Below are some records: retype them all exactly, but not the pictures.
↓
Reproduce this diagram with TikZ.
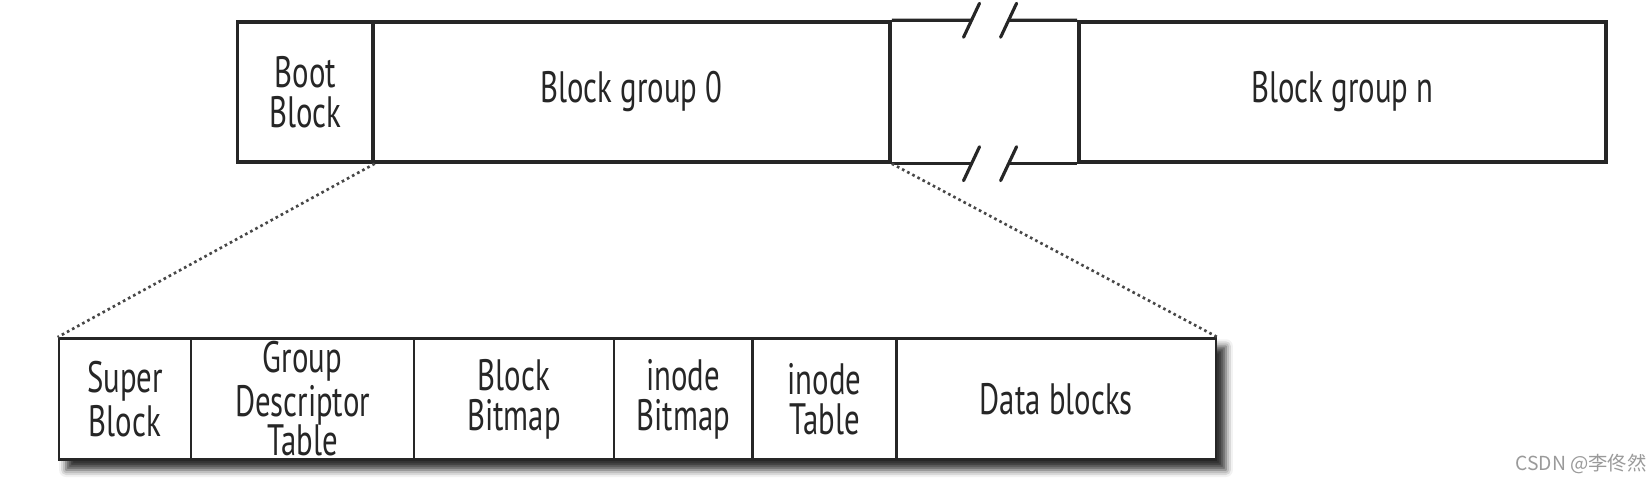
\documentclass[tikz,border=0pt]{standalone}
\usepackage{fontspec}
\setmainfont{PT Sans}[FakeStretch=0.7]
\newfontfamily\cjkfont{Noto Sans CJK SC}
\usetikzlibrary{positioning,calc,fit,backgrounds,shadows.blur}
\definecolor{ink}{HTML}{262626}
\definecolor{mark}{HTML}{9A9A9A}
\tikzset{
  every node/.style={font=\fontsize{12.5}{11.3}\selectfont,text=ink},
  cell/.style={draw=ink,line width=0.95pt,fill=white,minimum height=14mm,inner sep=0pt,align=center},
  subcell/.style={cell,line width=0.75pt,minimum height=12.1mm},
  rim/.style={draw=ink,line width=0.95pt},
  cut/.style={draw=ink,line width=0.9pt,line cap=round},
  zoomline/.style={draw=ink!85,line width=0.75pt,dash pattern=on 0.75pt off 0.9pt},
  rowshadow/.style={fill=white,inner sep=0pt,blur shadow={shadow xshift=2.4pt,shadow yshift=-2.6pt,shadow blur radius=2pt,shadow opacity=80}},
}

\begin{document}
\begin{tikzpicture}[x=0.01cm,y=-0.01cm]
  \useasboundingbox (0,0) rectangle (1648,483);
  \node[cell,minimum width=13.55mm] (boot) at (305.25,92) {Boot\\Block};
  \node[cell,minimum width=51.7mm] (bg0) at (631.5,92) {Block group 0};
  \node[cell,minimum width=52.7mm] (bgn) at (1342.5,92) {Block group n};
  \coordinate (cutA) at ($(bg0.north east)!0.43!(bgn.north west)$);
  \coordinate (cutB) at ($(bg0.north east)!0.63!(bgn.north west)$);
  \coordinate (cutC) at ($(bg0.south east)!0.43!(bgn.south west)$);
  \coordinate (cutD) at ($(bg0.south east)!0.63!(bgn.south west)$);
  \draw[rim] (bg0.north east) -- (cutA);
  \draw[rim] (cutB) -- (bgn.north west);
  \draw[rim] (bg0.south east) -- (cutC);
  \draw[rim] (cutD) -- (bgn.south west);
  \draw[cut] (cutA) +(8,-17) -- +(-8,17);
  \draw[cut] (cutB) +(8,-17) -- +(-8,17);
  \draw[cut] (cutC) +(8,-17) -- +(-8,17);
  \draw[cut] (cutD) +(8,-17) -- +(-8,17);
  \node[subcell,minimum width=13.2mm] (super) at (125,399) {Super\\Block};
  \node[subcell,minimum width=22.3mm] (gdt) at (302.5,399) {Group\\Descriptor\\Table};
  \node[subcell,minimum width=20mm] (bbmp) at (514,399) {Block\\Bitmap};
  \node[subcell,minimum width=13.85mm] (ibmp) at (683.25,399) {inode\\Bitmap};
  \node[subcell,minimum width=14.4mm] (itab) at (824.5,399) {inode\\Table};
  \node[subcell,minimum width=31.95mm] (data) at (1056.25,399) {Data blocks};
  \begin{scope}[on background layer]
    \node[rowshadow,fit=(super)(data)] (row) {};
  \end{scope}
  \draw[zoomline] (boot.south east) -- (super.north west);
  \draw[zoomline] (bg0.south east) -- (data.north east);
  \node[font=\cjkfont\fontsize{5.5}{6}\selectfont,text=mark] (credit) at (1581,464) {CSDN @李佟然};
\end{tikzpicture}
\end{document}
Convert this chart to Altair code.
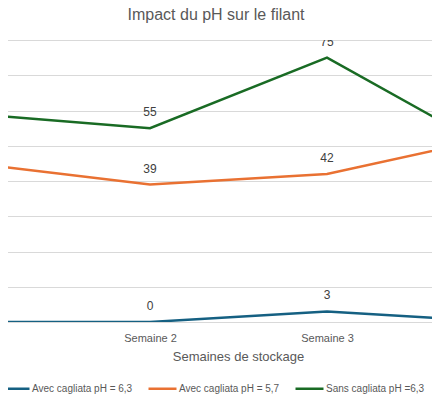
import altair as alt
import pandas as pd

weeks = ["Semaine 1", "Semaine 2", "Semaine 3", "Semaine 4"]
series = ["Avec cagliata pH = 6,3", "Avec cagliata pH = 5,7", "Sans cagliata pH =6,3"]
ph63 = [0, 0, 3, 0]
ph57 = [45, 39, 42, 53]
sans = [59, 55, 75, 47]
colors = ["#156082", "#E97132", "#196B24"]

rows = []
for s, vals in zip(series, [ph63, ph57, sans]):
    for w, v in zip(weeks, vals):
        rows.append({"Semaine": w, "Serie": s, "Valeur": v})
df = pd.DataFrame(rows)

FONT = "Liberation Sans"
GRAY = "#595959"

x = alt.X(
    "Semaine:N",
    sort=weeks,
    scale=alt.Scale(type="point", domain=weeks, range=[-35, 496], padding=0),
    axis=alt.Axis(
        title="Semaines de stockage", domain=False, ticks=False, grid=False,
        labelAngle=0, labelPadding=10, labelFontSize=11, labelColor=GRAY,
        labelFont=FONT, titleFont=FONT, titleFontSize=13, titleColor=GRAY,
        titleFontWeight="normal", titleX=230, titlePadding=7,
    ),
)
y = alt.Y(
    "Valeur:Q",
    scale=alt.Scale(domain=[0, 80], nice=False),
    axis=alt.Axis(
        title=None, values=list(range(0, 81, 10)), labels=False, ticks=False,
        domain=False, grid=True, gridColor="#d9d9d9", gridWidth=1,
    ),
)
color = alt.Color(
    "Serie:N",
    scale=alt.Scale(domain=series, range=colors),
    legend=alt.Legend(
        title=None, orient="none", legendX=-8, legendY=333, direction="horizontal",
        symbolType="stroke", symbolSize=784, symbolStrokeWidth=2.5,
        labelFontSize=10, labelColor=GRAY, labelFont=FONT, columnPadding=10,
        labelOffset=1,
    ),
)

lines = alt.Chart(df).mark_line(strokeWidth=2.5, clip=True).encode(x=x, y=y, color=color)
labels = alt.Chart(df).mark_text(dy=-16, fontSize=12, color="#404040", font=FONT, clip=True).encode(
    x=x, y=y, text="Valeur:Q"
)

chart = (
    alt.layer(lines, labels)
    .properties(
        width=424,
        height=282,
        title=alt.TitleParams(
            "Impact du pH sur le filant", fontSize=16, font=FONT, color=GRAY,
            fontWeight="normal", anchor="middle", offset=17, dx=-4,
        ),
        autosize=alt.AutoSizeParams(type="none"),
        padding={"left": 0, "top": 32, "right": 0, "bottom": 76},
        background="white",
    )
    .configure_view(stroke=None)
)

chart.save("out.html", embed_options={"renderer": "svg", "actions": False})
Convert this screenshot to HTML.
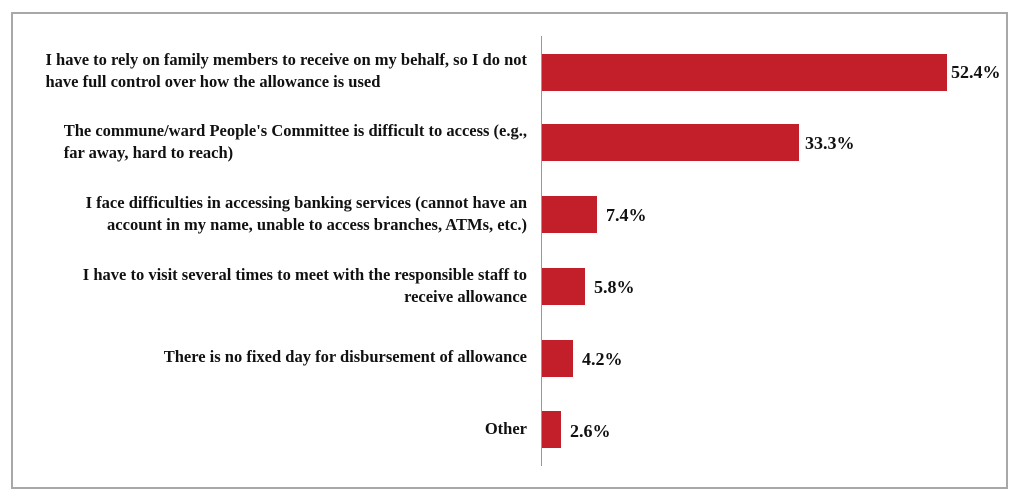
↑
-- Full output --
Reproduce this diagram with TikZ.
\documentclass[tikz,border=0pt]{standalone}
\usepackage{fontspec}
\setmainfont{PT Sans}[FakeStretch=0.7]
\newfontfamily\cjkfont{Noto Sans CJK SC}
\usetikzlibrary{positioning,calc,fit,backgrounds,shadows.blur}
\definecolor{ink}{HTML}{262626}
\definecolor{mark}{HTML}{9A9A9A}
\tikzset{
  every node/.style={font=\fontsize{12.5}{11.3}\selectfont,text=ink},
  cell/.style={draw=ink,line width=0.95pt,fill=white,minimum height=14mm,inner sep=0pt,align=center},
  subcell/.style={cell,line width=0.75pt,minimum height=12.1mm},
  rim/.style={draw=ink,line width=0.95pt},
  cut/.style={draw=ink,line width=0.9pt,line cap=round},
  zoomline/.style={draw=ink!85,line width=0.75pt,dash pattern=on 0.75pt off 0.9pt},
  rowshadow/.style={fill=white,inner sep=0pt,blur shadow={shadow xshift=2.4pt,shadow yshift=-2.6pt,shadow blur radius=2pt,shadow opacity=80}},
}

\begin{document}
\begin{tikzpicture}[x=0.01cm,y=-0.01cm]
  \useasboundingbox (0,0) rectangle (1648,483);
  \node[cell,minimum width=13.55mm] (boot) at (305.25,92) {Boot\\Block};
  \node[cell,minimum width=51.7mm] (bg0) at (631.5,92) {Block group 0};
  \node[cell,minimum width=52.7mm] (bgn) at (1342.5,92) {Block group n};
  \coordinate (cutA) at ($(bg0.north east)!0.43!(bgn.north west)$);
  \coordinate (cutB) at ($(bg0.north east)!0.63!(bgn.north west)$);
  \coordinate (cutC) at ($(bg0.south east)!0.43!(bgn.south west)$);
  \coordinate (cutD) at ($(bg0.south east)!0.63!(bgn.south west)$);
  \draw[rim] (bg0.north east) -- (cutA);
  \draw[rim] (cutB) -- (bgn.north west);
  \draw[rim] (bg0.south east) -- (cutC);
  \draw[rim] (cutD) -- (bgn.south west);
  \draw[cut] (cutA) +(8,-17) -- +(-8,17);
  \draw[cut] (cutB) +(8,-17) -- +(-8,17);
  \draw[cut] (cutC) +(8,-17) -- +(-8,17);
  \draw[cut] (cutD) +(8,-17) -- +(-8,17);
  \node[subcell,minimum width=13.2mm] (super) at (125,399) {Super\\Block};
  \node[subcell,minimum width=22.3mm] (gdt) at (302.5,399) {Group\\Descriptor\\Table};
  \node[subcell,minimum width=20mm] (bbmp) at (514,399) {Block\\Bitmap};
  \node[subcell,minimum width=13.85mm] (ibmp) at (683.25,399) {inode\\Bitmap};
  \node[subcell,minimum width=14.4mm] (itab) at (824.5,399) {inode\\Table};
  \node[subcell,minimum width=31.95mm] (data) at (1056.25,399) {Data blocks};
  \begin{scope}[on background layer]
    \node[rowshadow,fit=(super)(data)] (row) {};
  \end{scope}
  \draw[zoomline] (boot.south east) -- (super.north west);
  \draw[zoomline] (bg0.south east) -- (data.north east);
  \node[font=\cjkfont\fontsize{5.5}{6}\selectfont,text=mark] (credit) at (1581,464) {CSDN @李佟然};
\end{tikzpicture}
\end{document}
Convert this chart to Altair code.
import altair as alt
import pandas as pd

weeks = ["Semaine 1", "Semaine 2", "Semaine 3", "Semaine 4"]
series = ["Avec cagliata pH = 6,3", "Avec cagliata pH = 5,7", "Sans cagliata pH =6,3"]
ph63 = [0, 0, 3, 0]
ph57 = [45, 39, 42, 53]
sans = [59, 55, 75, 47]
colors = ["#156082", "#E97132", "#196B24"]

rows = []
for s, vals in zip(series, [ph63, ph57, sans]):
    for w, v in zip(weeks, vals):
        rows.append({"Semaine": w, "Serie": s, "Valeur": v})
df = pd.DataFrame(rows)

FONT = "Liberation Sans"
GRAY = "#595959"

x = alt.X(
    "Semaine:N",
    sort=weeks,
    scale=alt.Scale(type="point", domain=weeks, range=[-35, 496], padding=0),
    axis=alt.Axis(
        title="Semaines de stockage", domain=False, ticks=False, grid=False,
        labelAngle=0, labelPadding=10, labelFontSize=11, labelColor=GRAY,
        labelFont=FONT, titleFont=FONT, titleFontSize=13, titleColor=GRAY,
        titleFontWeight="normal", titleX=230, titlePadding=7,
    ),
)
y = alt.Y(
    "Valeur:Q",
    scale=alt.Scale(domain=[0, 80], nice=False),
    axis=alt.Axis(
        title=None, values=list(range(0, 81, 10)), labels=False, ticks=False,
        domain=False, grid=True, gridColor="#d9d9d9", gridWidth=1,
    ),
)
color = alt.Color(
    "Serie:N",
    scale=alt.Scale(domain=series, range=colors),
    legend=alt.Legend(
        title=None, orient="none", legendX=-8, legendY=333, direction="horizontal",
        symbolType="stroke", symbolSize=784, symbolStrokeWidth=2.5,
        labelFontSize=10, labelColor=GRAY, labelFont=FONT, columnPadding=10,
        labelOffset=1,
    ),
)

lines = alt.Chart(df).mark_line(strokeWidth=2.5, clip=True).encode(x=x, y=y, color=color)
labels = alt.Chart(df).mark_text(dy=-16, fontSize=12, color="#404040", font=FONT, clip=True).encode(
    x=x, y=y, text="Valeur:Q"
)

chart = (
    alt.layer(lines, labels)
    .properties(
        width=424,
        height=282,
        title=alt.TitleParams(
            "Impact du pH sur le filant", fontSize=16, font=FONT, color=GRAY,
            fontWeight="normal", anchor="middle", offset=17, dx=-4,
        ),
        autosize=alt.AutoSizeParams(type="none"),
        padding={"left": 0, "top": 32, "right": 0, "bottom": 76},
        background="white",
    )
    .configure_view(stroke=None)
)

chart.save("out.html", embed_options={"renderer": "svg", "actions": False})
Convert this screenshot to HTML.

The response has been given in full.